Tag Archives: jacob lawrence

The Wedding

Artist: Jacob Lawrence
Medium: egg tempera on hardboard
Date: c. 1948

Jacob Lawrence once wrote, “For me, the most important function of art is observation.” In The Wedding, Lawrence simultaneously depicts the solemnity and the joy of the marriage ceremony. Although the preacher’s face is only partially defined, he appears to look down with great seriousness at the couple as they contemplate their vows. The large, colorful urns overflowing with brilliant flowers signify the happiness of the scene and may also represent the future prosperity of this union.

The Builders

Artist: Jacob Lawrence
Medium: tempera on board
Date: c. 1947

The Builders Series communicates Lawrence’s belief in the possibility of building a better world through skill, ingenuity, hard work, and collaboration. The Builders concept first appeared in Lawrence’s work in the mid-1940s, and by the late 1960s had became a major theme of his artwork. For the last three decades of his life, Lawrence consistently pursued the Builders motif, creating a sequence of vibrant modernist images that highlight his pervasive humanist vision.

His subjects were carpenters, cabinetmakers, bricklayers, and construction workers in a variety of workaday and family situations. Overall, they came to symbolize some of his larger ideas about American culture, hope, persistence, and the shared responsibility for transforming society, inspired, as he once said, by his “own observations of the human condition.”

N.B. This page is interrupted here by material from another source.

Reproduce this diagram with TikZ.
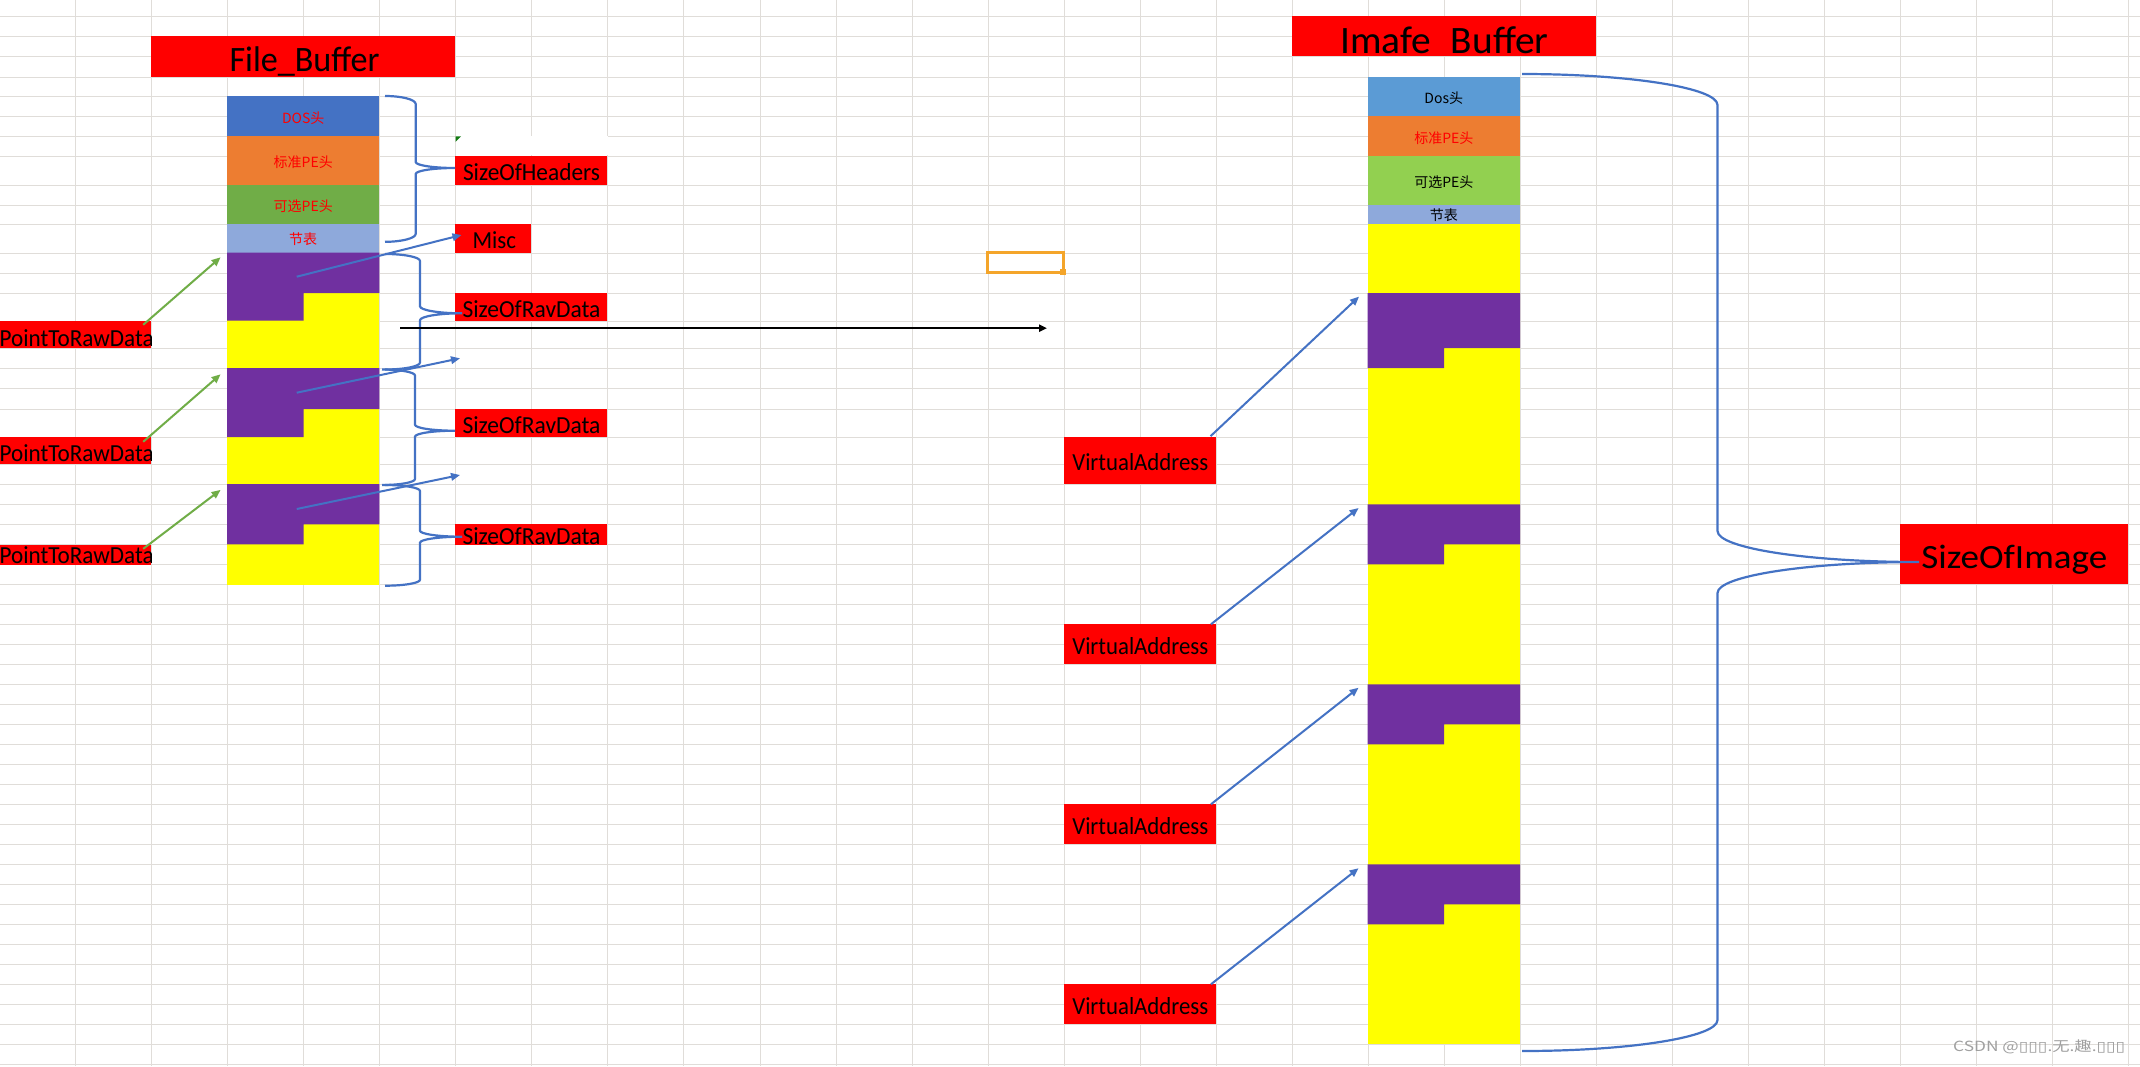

Away from Harlem and the urban environment that he had grown up in, Lawrence increasingly pursued more symbolic and universal subjects that were less overtly grounded in contemporary social issues than much of his earlier art. At the same time, the new work was also the result of his continued growth as an artist. As he explained in 1974, it was a “broadening of imagery, an expansion of my humanist concept. … like most artists, I’m expanding, probing, constantly seeking new symbols—always within the humanist context.”

And the Migrants Kept Coming (Panel #60)

Artist: Jacob Lawrence
Medium: tempera on panel board
Date: c.1941

Jacob Lawrence’s The Migration Series, is a sequence of 60 paintings, depicting the mass migration of African Americans from the rural South to the urban North between World War I and World War II—a development which had previously received little public attention.

Lawrence, with the help of his wife, artist Gwendolyn Knight, spent months preparing the 60 boards and distilling the subject matter into captions. He created the paintings in tempera, a water-base paint that dries rapidly. To keep the colors consistent, Lawrence applied one hue at a time to every painting where it was to appear, requiring him to plan all 60 paintings in detail at once.

The series was the subject of a solo show at the Downtown Gallery in Manhattan in 1941, making Lawrence the first black artist represented by a prominent New York gallery.